Other investigative findings. The blood donated in April 1985 was given to two recipients, and both were seronegative by ELISA when tested in May 1986.
One other person was a common donor to recipients 1 and 2 in August 1985. This person was retested in April 1986 and was negative by ELISA for HTLV-III/LAV antibody. Of the 13 remaining donors to recipient 1, 11 were seronegative when retested 5 months or more after the August donations. Two donors reside outside Colorado and have not been retested. Of the two remaining donors to recipient 2, both were seronegative when retested 6 months or more after the August donations. Reported by CA Raevsky, DL Cohn, MD, FC Wolf, MPA, FN Judson, MD, Colorado Dept of Health, Denver Disease Control Svc, SW Ferguson PhD, State Epidemiologist, TM Vernon, MD, Executive Director, Colorado Dept of Health; AIDS Program, Center for Infectious Diseases, CDC.

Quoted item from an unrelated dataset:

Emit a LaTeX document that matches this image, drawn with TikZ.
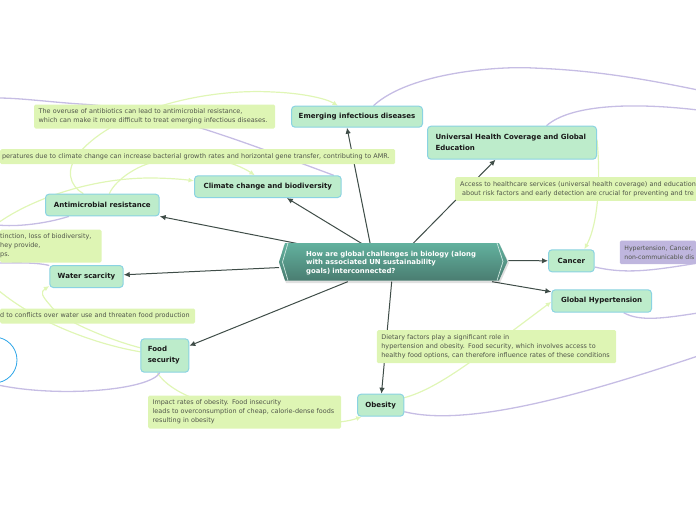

Editorial Note: This is the first report of HTLV-III/LAV transmission from a person whose blood tested negative for HTLV-III/LAV antibody at the time of blood donation. As with previous reports that have documented the presence of the virus in a small number of persons who have no detectable antibody, this donor appears to have had a recent infection (1,2). Most infected people develop antibody within 2-3 months of infection (2-6).
The current risk of transfusion-associated infection is small. The prevalence of positive Western blot tests among units screened by the American Red Cross in early 1985 suggests that 0.04% of all donated units may have been potentially infectious (7). This prevalence declined to 0.02% in early 1986 (8). Currently available screening tests detect HTLV-III/LAV antibody in the great majority of infected persons. Since antibody may not be detectable in blood from donors with very recent infections, the safety of the blood supply also requires deferral of donation by persons at increased risk for HTLV-III/LAV infection.
Donor-deferral programs, initially implemented in blood banks in March 1983 and subsequently refined, provide all prospective donors with educational information on the practices associated with an increased risk of HTLV-III/LAV infection. Evidence suggests that most persons at increased risk have stopped donating blood (9-11), but a few such individuals continue to donate. The donor described in this report said that he felt he was not at risk for infection because he had only one sexual partner. Although a steady sexual relationship with a single partner is generally safer with regard to HTLV-III/LAV infection than relationships with multiple sexual partners, men who have had sexual contact with another man since 1977 must not donate blood (12).
Efforts are continuing to assure maximum effectiveness of donor-deferral programs (13,14). As an example, blood collection agencies have agreed to implement procedures in which prospective donors are asked to sign an expanded consent statement. The statement indicates that the prospective donor has reviewed and understands the informational material provided and that donors who are at increased risk for transmission of HTLV-III/LAV or other infectious agents will not donate blood or plasma for transfusion to another person.